- **SET PROBLEM**: Check each line below for the word "this", and copy those that have it.

- **RECORDS**:
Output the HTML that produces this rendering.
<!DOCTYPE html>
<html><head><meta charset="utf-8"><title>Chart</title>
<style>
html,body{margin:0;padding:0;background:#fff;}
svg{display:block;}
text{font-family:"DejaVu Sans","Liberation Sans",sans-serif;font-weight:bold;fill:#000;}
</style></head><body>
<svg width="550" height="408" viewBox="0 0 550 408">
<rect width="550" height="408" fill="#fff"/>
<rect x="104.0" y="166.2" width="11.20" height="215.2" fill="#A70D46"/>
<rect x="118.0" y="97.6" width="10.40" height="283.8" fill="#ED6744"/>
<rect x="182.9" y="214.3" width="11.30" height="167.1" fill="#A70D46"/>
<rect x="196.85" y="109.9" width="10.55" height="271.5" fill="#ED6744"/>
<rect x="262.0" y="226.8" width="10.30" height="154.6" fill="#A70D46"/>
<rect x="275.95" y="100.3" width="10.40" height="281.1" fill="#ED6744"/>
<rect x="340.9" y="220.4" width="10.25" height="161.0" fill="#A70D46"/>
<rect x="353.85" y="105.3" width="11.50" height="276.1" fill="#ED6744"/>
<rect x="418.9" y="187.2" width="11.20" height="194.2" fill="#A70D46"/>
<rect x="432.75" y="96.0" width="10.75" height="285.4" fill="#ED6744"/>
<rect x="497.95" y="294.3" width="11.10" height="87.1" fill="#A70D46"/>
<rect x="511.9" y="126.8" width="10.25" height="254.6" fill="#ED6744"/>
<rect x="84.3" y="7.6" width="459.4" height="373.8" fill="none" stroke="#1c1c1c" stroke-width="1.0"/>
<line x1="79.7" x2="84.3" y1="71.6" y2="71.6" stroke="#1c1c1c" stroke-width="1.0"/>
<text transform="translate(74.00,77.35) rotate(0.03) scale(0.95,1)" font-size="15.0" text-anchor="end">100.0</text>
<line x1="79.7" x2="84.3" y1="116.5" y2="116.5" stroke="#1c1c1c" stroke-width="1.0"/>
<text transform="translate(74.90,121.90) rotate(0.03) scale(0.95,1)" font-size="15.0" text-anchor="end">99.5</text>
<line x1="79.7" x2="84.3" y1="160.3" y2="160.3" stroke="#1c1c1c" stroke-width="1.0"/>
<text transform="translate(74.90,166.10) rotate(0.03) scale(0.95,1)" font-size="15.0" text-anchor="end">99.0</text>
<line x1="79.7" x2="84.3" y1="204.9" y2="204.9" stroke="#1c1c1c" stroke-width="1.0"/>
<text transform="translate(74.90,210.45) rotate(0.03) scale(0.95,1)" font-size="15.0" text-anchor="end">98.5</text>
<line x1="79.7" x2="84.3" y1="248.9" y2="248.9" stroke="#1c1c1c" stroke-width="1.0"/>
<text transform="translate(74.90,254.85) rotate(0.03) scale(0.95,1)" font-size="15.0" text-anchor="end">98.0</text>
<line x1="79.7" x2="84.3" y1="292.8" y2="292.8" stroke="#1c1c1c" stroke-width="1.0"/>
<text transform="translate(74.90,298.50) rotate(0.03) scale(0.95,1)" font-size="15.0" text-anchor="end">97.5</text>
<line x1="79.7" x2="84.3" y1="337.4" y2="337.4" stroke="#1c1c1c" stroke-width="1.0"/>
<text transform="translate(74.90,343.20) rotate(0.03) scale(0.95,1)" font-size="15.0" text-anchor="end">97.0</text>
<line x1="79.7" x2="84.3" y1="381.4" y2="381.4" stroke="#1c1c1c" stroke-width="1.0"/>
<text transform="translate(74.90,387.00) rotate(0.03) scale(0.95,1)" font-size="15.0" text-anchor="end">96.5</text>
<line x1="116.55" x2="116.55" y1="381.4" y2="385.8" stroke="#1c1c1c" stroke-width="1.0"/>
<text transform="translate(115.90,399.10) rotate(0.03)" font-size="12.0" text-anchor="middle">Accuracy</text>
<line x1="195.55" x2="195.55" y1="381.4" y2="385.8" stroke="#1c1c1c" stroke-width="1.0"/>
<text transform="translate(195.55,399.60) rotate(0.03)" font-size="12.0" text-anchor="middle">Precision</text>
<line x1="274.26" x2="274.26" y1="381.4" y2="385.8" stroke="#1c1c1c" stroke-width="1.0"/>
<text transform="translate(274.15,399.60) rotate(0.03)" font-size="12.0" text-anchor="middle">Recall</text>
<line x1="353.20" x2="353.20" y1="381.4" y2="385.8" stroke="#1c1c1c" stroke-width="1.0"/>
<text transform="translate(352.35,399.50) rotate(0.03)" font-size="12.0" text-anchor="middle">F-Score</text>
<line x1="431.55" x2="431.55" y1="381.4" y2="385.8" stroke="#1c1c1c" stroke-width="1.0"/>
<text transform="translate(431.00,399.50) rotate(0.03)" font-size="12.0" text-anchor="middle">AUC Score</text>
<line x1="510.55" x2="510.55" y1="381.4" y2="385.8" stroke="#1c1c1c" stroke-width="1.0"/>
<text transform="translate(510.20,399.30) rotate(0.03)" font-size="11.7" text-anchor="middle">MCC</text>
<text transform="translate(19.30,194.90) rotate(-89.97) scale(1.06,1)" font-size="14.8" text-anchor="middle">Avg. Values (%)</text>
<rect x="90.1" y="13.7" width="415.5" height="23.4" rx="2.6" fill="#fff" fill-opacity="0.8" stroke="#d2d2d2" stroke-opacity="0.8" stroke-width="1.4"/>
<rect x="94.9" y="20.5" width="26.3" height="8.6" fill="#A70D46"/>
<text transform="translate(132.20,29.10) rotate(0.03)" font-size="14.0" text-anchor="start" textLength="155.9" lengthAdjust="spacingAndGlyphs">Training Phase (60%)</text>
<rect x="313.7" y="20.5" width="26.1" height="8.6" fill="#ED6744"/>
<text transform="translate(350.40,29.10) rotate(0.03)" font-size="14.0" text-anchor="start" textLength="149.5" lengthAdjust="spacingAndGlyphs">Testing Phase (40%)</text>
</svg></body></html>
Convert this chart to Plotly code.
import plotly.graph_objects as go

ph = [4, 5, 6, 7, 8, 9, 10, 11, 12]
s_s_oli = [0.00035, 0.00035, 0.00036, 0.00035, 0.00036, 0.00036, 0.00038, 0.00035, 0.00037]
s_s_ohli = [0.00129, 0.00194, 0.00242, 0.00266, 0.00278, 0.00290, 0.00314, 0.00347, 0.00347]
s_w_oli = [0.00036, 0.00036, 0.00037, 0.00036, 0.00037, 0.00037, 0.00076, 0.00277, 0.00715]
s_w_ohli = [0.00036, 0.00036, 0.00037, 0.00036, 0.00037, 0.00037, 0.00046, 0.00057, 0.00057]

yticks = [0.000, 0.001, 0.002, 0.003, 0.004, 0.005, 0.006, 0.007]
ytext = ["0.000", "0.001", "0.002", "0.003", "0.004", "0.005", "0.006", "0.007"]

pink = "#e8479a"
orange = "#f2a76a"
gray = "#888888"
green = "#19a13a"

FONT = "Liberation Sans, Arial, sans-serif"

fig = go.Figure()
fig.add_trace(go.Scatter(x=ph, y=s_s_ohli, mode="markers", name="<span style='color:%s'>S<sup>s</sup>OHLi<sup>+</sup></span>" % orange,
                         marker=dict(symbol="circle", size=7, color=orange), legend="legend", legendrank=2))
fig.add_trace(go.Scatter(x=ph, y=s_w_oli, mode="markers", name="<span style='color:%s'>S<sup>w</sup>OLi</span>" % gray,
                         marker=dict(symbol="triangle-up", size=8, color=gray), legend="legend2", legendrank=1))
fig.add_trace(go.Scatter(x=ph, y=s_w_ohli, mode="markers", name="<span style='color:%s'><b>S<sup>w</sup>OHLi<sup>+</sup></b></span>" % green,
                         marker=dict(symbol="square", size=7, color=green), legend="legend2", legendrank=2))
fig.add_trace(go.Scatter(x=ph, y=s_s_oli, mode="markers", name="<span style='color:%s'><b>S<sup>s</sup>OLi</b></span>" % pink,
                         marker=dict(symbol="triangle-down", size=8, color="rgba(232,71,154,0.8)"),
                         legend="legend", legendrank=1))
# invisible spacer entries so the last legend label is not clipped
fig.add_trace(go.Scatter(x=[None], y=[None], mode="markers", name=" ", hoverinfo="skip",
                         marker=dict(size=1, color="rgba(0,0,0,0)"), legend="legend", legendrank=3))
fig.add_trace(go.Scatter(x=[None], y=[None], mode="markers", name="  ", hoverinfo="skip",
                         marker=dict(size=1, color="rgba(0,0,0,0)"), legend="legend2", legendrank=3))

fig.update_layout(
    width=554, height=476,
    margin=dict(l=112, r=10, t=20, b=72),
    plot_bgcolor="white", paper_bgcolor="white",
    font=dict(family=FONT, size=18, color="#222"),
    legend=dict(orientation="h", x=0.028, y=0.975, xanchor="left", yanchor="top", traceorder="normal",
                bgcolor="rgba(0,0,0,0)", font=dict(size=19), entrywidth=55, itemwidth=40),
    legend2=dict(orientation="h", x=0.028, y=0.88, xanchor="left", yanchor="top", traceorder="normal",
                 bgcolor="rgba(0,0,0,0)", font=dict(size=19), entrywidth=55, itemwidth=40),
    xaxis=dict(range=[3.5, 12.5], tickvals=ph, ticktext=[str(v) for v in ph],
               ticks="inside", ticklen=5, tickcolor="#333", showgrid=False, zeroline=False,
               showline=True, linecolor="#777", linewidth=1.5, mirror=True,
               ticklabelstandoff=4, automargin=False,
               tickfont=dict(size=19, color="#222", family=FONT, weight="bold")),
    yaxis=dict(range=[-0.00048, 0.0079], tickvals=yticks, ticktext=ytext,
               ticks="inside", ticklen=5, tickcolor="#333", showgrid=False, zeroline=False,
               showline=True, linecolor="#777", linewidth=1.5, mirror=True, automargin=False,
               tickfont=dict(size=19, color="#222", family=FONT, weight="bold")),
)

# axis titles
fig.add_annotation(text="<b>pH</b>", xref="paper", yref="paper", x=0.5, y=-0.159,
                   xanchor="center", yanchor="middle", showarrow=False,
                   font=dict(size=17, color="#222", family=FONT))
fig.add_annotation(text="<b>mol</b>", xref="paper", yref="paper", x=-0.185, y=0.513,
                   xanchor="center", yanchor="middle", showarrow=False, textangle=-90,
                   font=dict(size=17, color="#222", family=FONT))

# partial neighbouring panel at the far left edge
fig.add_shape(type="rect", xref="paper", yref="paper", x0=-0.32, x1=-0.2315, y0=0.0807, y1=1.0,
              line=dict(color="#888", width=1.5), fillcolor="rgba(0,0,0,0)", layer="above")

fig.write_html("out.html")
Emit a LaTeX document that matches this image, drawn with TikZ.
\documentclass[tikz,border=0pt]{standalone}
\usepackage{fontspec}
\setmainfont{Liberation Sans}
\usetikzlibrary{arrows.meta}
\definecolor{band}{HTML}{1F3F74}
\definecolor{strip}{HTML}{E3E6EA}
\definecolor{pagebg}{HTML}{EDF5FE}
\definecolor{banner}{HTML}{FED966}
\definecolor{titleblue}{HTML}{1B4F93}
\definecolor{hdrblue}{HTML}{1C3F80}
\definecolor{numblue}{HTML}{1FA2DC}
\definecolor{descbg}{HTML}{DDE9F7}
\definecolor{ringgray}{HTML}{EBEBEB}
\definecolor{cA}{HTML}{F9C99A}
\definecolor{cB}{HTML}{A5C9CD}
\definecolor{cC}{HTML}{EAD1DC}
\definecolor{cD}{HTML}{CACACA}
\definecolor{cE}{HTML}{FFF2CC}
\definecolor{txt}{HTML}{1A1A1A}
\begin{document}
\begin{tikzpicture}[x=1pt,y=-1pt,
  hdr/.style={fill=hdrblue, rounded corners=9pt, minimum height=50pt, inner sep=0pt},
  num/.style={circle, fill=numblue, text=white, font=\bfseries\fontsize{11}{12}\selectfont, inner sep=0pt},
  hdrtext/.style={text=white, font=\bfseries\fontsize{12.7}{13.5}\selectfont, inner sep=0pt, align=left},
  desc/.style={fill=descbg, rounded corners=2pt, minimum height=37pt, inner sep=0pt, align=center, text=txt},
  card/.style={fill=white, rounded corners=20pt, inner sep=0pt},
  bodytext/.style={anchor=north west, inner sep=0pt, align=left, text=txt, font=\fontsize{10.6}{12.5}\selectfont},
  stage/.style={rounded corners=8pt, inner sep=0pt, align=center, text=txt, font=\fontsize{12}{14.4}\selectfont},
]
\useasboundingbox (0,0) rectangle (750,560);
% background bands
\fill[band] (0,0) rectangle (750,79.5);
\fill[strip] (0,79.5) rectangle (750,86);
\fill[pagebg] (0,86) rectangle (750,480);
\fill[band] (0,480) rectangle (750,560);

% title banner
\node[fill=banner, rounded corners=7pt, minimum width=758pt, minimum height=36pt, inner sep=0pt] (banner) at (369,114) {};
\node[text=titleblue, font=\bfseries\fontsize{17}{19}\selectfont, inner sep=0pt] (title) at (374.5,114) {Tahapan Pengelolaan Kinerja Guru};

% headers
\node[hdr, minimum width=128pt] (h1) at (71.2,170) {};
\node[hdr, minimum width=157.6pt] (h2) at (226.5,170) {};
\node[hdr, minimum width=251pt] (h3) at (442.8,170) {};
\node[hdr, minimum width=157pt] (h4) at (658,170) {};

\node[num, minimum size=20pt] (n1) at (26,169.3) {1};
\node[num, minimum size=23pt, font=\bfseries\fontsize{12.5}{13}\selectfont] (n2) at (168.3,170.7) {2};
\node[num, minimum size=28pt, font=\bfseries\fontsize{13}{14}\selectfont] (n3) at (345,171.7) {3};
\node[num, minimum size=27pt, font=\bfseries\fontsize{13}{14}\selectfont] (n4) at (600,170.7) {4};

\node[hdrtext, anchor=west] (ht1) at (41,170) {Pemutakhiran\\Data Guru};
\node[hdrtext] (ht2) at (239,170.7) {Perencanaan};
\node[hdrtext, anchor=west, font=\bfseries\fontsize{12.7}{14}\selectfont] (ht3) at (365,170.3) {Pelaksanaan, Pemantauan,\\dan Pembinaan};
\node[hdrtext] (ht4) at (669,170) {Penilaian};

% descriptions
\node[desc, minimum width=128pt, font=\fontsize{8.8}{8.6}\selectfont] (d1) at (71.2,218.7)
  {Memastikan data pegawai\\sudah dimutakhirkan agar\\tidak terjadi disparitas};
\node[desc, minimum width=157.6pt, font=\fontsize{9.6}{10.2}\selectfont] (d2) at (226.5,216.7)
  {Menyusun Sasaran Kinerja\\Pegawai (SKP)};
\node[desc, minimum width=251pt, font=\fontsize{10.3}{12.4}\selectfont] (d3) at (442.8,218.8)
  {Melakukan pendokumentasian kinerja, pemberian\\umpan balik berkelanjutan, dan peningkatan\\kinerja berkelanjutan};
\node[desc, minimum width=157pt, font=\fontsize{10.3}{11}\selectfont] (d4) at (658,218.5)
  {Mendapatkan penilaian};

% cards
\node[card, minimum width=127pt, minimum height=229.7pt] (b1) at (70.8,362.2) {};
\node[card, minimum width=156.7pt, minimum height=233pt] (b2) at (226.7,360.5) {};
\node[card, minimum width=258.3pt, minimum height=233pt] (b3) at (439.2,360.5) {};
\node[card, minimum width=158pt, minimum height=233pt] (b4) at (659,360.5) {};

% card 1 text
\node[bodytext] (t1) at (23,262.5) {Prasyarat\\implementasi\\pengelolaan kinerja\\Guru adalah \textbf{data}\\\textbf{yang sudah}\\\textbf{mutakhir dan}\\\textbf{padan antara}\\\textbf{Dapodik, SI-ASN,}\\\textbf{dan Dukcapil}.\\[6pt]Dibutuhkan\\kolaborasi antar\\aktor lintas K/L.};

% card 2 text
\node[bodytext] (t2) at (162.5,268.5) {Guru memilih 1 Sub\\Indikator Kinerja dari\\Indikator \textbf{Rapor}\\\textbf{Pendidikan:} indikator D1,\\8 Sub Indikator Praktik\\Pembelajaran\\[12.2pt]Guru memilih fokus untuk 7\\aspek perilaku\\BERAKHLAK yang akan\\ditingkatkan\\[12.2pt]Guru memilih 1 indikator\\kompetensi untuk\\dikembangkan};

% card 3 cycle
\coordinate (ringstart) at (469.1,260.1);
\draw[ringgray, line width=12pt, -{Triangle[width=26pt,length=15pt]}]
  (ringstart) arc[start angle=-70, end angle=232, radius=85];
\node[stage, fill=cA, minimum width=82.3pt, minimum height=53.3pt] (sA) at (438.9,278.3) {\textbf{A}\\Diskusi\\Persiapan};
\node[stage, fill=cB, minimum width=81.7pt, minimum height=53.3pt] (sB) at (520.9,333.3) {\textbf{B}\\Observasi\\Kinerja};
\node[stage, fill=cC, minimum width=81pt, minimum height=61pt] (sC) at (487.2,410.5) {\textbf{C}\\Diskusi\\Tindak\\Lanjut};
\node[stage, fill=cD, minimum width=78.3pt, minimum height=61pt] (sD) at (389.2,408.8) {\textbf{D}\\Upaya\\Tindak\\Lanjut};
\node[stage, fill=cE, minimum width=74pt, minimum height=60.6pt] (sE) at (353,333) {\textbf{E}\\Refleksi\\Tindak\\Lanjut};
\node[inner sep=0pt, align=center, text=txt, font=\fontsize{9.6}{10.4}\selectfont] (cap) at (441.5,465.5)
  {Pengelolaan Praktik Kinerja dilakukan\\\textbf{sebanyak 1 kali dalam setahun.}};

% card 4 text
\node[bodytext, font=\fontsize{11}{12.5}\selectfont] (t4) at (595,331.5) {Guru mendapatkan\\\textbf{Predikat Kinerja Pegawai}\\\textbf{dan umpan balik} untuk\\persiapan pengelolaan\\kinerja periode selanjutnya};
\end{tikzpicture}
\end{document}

- **COMPLETED TASK**:
Output the HTML that produces this rendering.
Convert this chart to Plotly code.
Emit a LaTeX document that matches this image, drawn with TikZ.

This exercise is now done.